Можно ли сказать, что в России есть капитализм стейкхолдеров? Однозначно нет. У нас возник патологический вид капитализма. Он характеризуется чрезмерной ролью крупной буржуазии, менеджмента и госаппарата. Чрезмерно большая доля национального дохода перераспределяется не на цели развития, а на цели безопасности тех страт общества, которые сосредоточили у себя контроль над основной частью национального богатства, активов. Результат — неравномерное распределение доходов, чрезвычайно высокий уровень нищеты и бедности. На этой почве возникают движения, стремящиеся разрушить «всё до основания» и построить «новый мир».

Ельцин приходил к власти, тоже эксплуатируя две идеи: борьбу с вопиющими и оскорбительными для достоинства общества привилегиями и обретение свободы.Кто-то хотел свободы от партии, которая слишком оторвалась от реальности, кто-то — права на собственное достоинство. Далее началась другая история. Сначала вернулись к уровню ВВП на 1990 год. Последние лет семь зависли в стагнации. Сегодня надо решать накопившиеся и новые задачи в ухудшившейся ситуации.

— Как Вы думаете, почему идеи Шваба активно критикуются и прежде всего в России?
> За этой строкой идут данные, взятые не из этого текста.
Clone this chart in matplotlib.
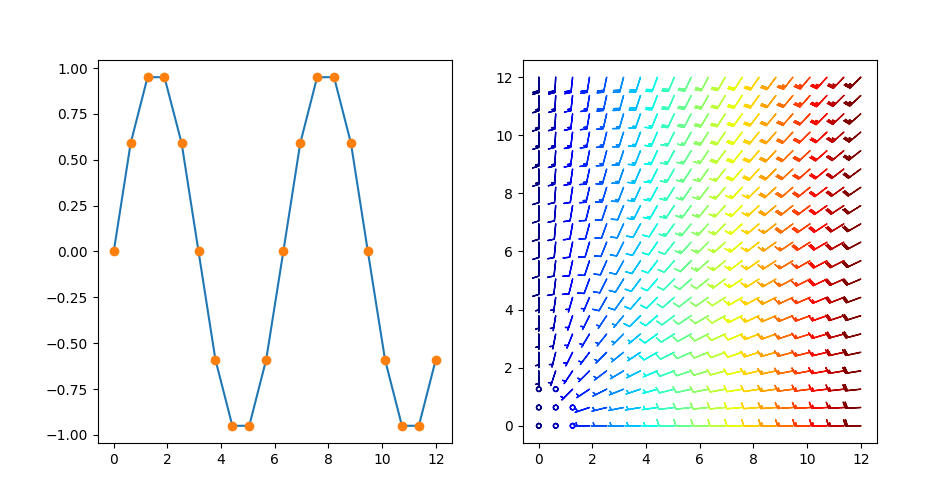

— В России и в мире в целом началась открытая дискуссия об образе будущего, его идеологии и идеологии приближения к этому будущему. Этот образ неоднороден, разным интересантам видятся по-разному будущее и способы перехода к нему. Клаус Шваб заявил версию, которая воспринята обострённо хотя бы потому, что в ней есть определённость позиций, что само по себе не может понравиться всем. Критика всегдалегче, чем формулирование собственного кредо. Однако нигде ведь нет всеобщей определённости! Есть начинающийся новый раунд ожесточённой борьбы мнений, и явной, и ещё более — латентной. За мнениями скрываются проекты и стратегии, а главное — возможности, риски, биографии. «Цена вопроса» — колоссальна. На кону, по сути, судьба всей цивилизации.